Des précautions doivent être prises pour éviter tout contact avec des animaux malades, des produits d’origine animale avariés, d’autres animaux présents sur le marché (tels que chats et chiens errants, rongeurs, oiseaux, chauves-souris) et des déchets ou fluides d’origine animale sur le sol ou les surfaces des installations du marché.

L’Essor : Que peuvent faire les Services vétérinaires nationaux ?

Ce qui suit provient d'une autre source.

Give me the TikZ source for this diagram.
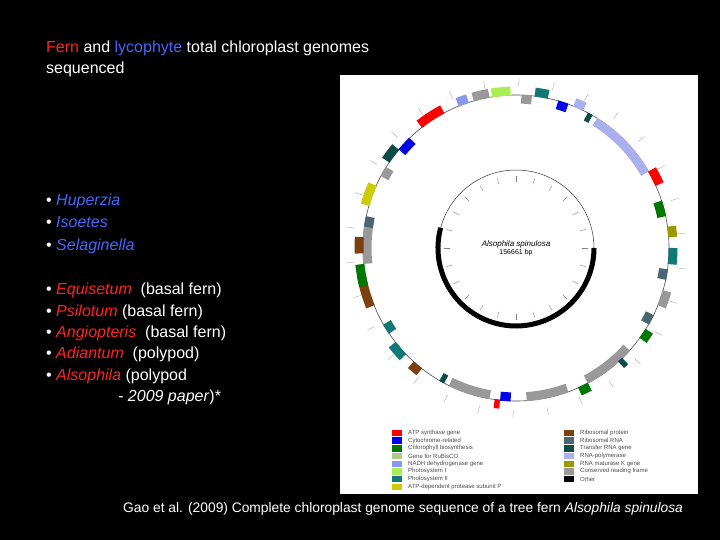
\documentclass[tikz,border=0pt]{standalone}
\usepackage{fontspec}
\setmainfont{Liberation Sans}
\begin{document}
\begin{tikzpicture}[x=1pt,y=-1pt,
  txt/.style={anchor=base west,inner sep=0,text=white,font=\fontsize{16}{19}\selectfont},
  leg/.style={anchor=west,inner sep=0,font=\fontsize{6}{7}\selectfont,text=black!70},
  gene/.style={line width=9pt}]
\definecolor{bl}{HTML}{4466FF}\definecolor{rd}{HTML}{FF2222}
\definecolor{gA}{HTML}{FF0000}\definecolor{gB}{HTML}{0000EE}\definecolor{gC}{HTML}{007700}
\definecolor{gD}{HTML}{AACC88}\definecolor{gE}{HTML}{8899EE}\definecolor{gF}{HTML}{AAEE55}
\definecolor{gG}{HTML}{117777}\definecolor{gH}{HTML}{CCCC00}\definecolor{gI}{HTML}{7A4010}
\definecolor{gJ}{HTML}{4A6670}\definecolor{gK}{HTML}{0E4A48}\definecolor{gL}{HTML}{AAB0EE}
\definecolor{gM}{HTML}{999900}\definecolor{gN}{HTML}{999999}
\fill[black] (0,0) rectangle (720,540);
\useasboundingbox (0,0) rectangle (720,540);
\node[txt] (t1) at (46,53) {\textcolor{rd}{Fern} and \textcolor{bl}{lycophyte} total chloroplast genomes};
\node[txt] (t2) at (46,74) {sequenced};
\fill[white] (340,75) rectangle (698,494);
\node[txt] (b1) at (46,206) {• \textcolor{bl}{\textit{Huperzia}}};
\node[txt] (b2) at (46,228) {• \textcolor{bl}{\textit{Isoetes}}};
\node[txt] (b3) at (46,250) {• \textcolor{bl}{\textit{Selaginella}}};
\node[txt] (b4) at (46,294) {• \textcolor{rd}{\textit{Equisetum}}\ \ (basal fern)};
\node[txt] (b5) at (46,316) {• \textcolor{rd}{\textit{Psilotum}} (basal fern)};
\node[txt] (b6) at (46,337) {• \textcolor{rd}{\textit{Angiopteris}}\ \ (basal fern)};
\node[txt] (b7) at (46,358) {• \textcolor{rd}{\textit{Adiantum}}\ \ (polypod)};
\node[txt] (b8) at (46,380) {• \textcolor{rd}{\textit{Alsophila}} (polypod};
\node[txt] (b9) at (118,401) {\textit{- 2009 paper})*};
\node[anchor=base west,inner sep=0,text=white,font=\fontsize{13.8}{16}\selectfont] (cap) at (123,512) {Gao et al. (2009) Complete chloroplast genome sequence of a tree fern \textit{Alsophila spinulosa}};
% genome map
\begin{scope}[shift={(516,248)},yscale=-1]
\draw[black!70,line width=0.6pt] (0,0) circle[radius=153];
\draw[black!80,line width=0.5pt] (0,0) circle[radius=78];
\draw[line width=5pt] (-195:78) arc[start angle=-195,end angle=0,radius=78];
\foreach \a in {0,15,...,345}{\draw[black!50,line width=0.4pt] (\a:72) -- (\a:66);}
\foreach \s/\e/\col/\r in {
 118/128/gA/157, 134/140/gB/149, 140/146/gK/157, 148/152/gN/149, 100/106/gN/157, 92/99/gF/157,
 84/88/gN/149, 78/83/gG/157, 70/74/gB/149, 64/68/gL/157, 30/58/gL/149, 24/30/gA/157,
 12/18/gC/149, 4/8/gM/157, -6/0/gG/157, -12/-8/gJ/149, -22/-16/gN/157, -30/-26/gJ/149,
 -36/-32/gC/157, -62/-42/gN/149, -66/-62/gC/157, -86/-70/gN/149, -96/-92/gB/149,
 -98/-96/gA/157, -116/-100/gN/149, -132/-128/gI/157, -142/-136/gG/157, -150/-146/gG/149,
 -170/-158/gI/157, -190/-174/gN/149, 156/164/gH/157, 168/172/gJ/149, 176/182/gI/157, 186/194/gC/157,
 108/112/gE/157, 60/62/gK/149, -48/-46/gK/157, -120/-118/gK/149}
{\draw[gene,color=\col] (\s:\r) arc[start angle=\s,end angle=\e,radius=\r];}
\foreach \a in {5,17,...,355}{\draw[black!40,line width=0.3pt] (\a:162) -- (\a:170);}
\end{scope}
\node[font=\fontsize{8}{9}\selectfont\itshape,inner sep=0] (sp) at (516,244) {Alsophila spinulosa};
\node[font=\fontsize{7}{8}\selectfont,inner sep=0] (bp) at (516,253) {156661 bp};
% legend
\foreach \col/\lab [count=\i] in {gA/ATP synthase gene,gB/Cytochrome-related,gC/Chlorophyll biosynthesis,gD/Gene for RuBisCO,gE/NADH dehydrogenase gene,gF/Photosystem I,gG/Photosystem II,gH/ATP-dependent protease subunit P}
{\fill[\col] (392,422+7.7*\i) rectangle (402,428.5+7.7*\i);
 \node[leg] (l\i) at (408,425.2+7.7*\i) {\lab};}
\foreach \col/\lab [count=\i] in {gI/Ribosomal protein,gJ/Ribosomal RNA,gK/Transfer RNA gene,gL/RNA-polymerase,gM/RNA maturase K gene,gN/Conserved reading frame,black/Other}
{\fill[\col] (564,422+7.7*\i) rectangle (574,428.5+7.7*\i);
 \node[leg] (r\i) at (580,425.2+7.7*\i) {\lab};}
\end{tikzpicture}
\end{document}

Dr Drissa Coulibaly : Les services vétérinaires doivent travailler étroitement avec les autorités de santé publique ainsi qu’avec celles en charge de la faune sauvage, en utilisant une approche : «Une seule santé» pour partager les informations et coopérer dans leur réponse au Covid-19. Une étroite collaboration entre les autorités de santé animale et publique est impérative pour mieux identifier et réduire l’impact de cette maladie. Dans certains pays, les Services vétérinaires soutiennent les fonctions essentielles de la réponse de santé publique, telles que le dépistage et l’analyse des échantillons de surveillance et de diagnostic prélevés sur l’homme.

Dans ce cadre, l’Agence internationale de l’énergie atomique (AIEA), suite à une requête de la Direction nationale des Services vétérinaires du Mali, va fournir huit lots de kits de détection du virus du Covid-19 chez les humains et les animaux. Trois lots sont déjà arrivés. Le reste est attendu dans les prochains jours.

Il est également important de surveiller les animaux sensibles, tels que les chiens, les chats, les visons, ainsi que les personnes qui sont en contact étroit avec eux, pour détecter une éventuelle infection par le SARS-CoV-2. Une surveillance active est recommandée car il peut être difficile de détecter les infections précoces chez ces animaux, en particulier chez le vison.

Lorsqu’une personne infectée par le virus de la Covid-19 déclare avoir été en contact avec des animaux, une évaluation conjointe des risques doit être effectuée par les services vétérinaires et de santé publique. Il faut signaler depuis janvier 2020, les Services vétérinaires sont membres du Comité technique de coordination pour la lutte contre la maladie.

L’Essor : Quelles sont les responsabilités internationales des Services vétérinaires lors de cas positifs chez les animaux ?

Dr Drissa Coulibaly : L’infection d’animaux par le virus de la Covid-19 remplit les critères de maladie émergente. Ainsi, toute infection ou cas d’infection d’animaux par le SARS-CoV-2 doit être communiquée via le Système mondial d’information sanitaire (WAHIS), conformément au Code sanitaire pour les animaux terrestres de l’Organisation mondiale de la santé animale (OIE).

Les pays sont également encouragés à partager les données de séquençage génétique du SARS-CoV-2 isolés chez des animaux et d’autres résultats au sein de la communauté sanitaire mondiale.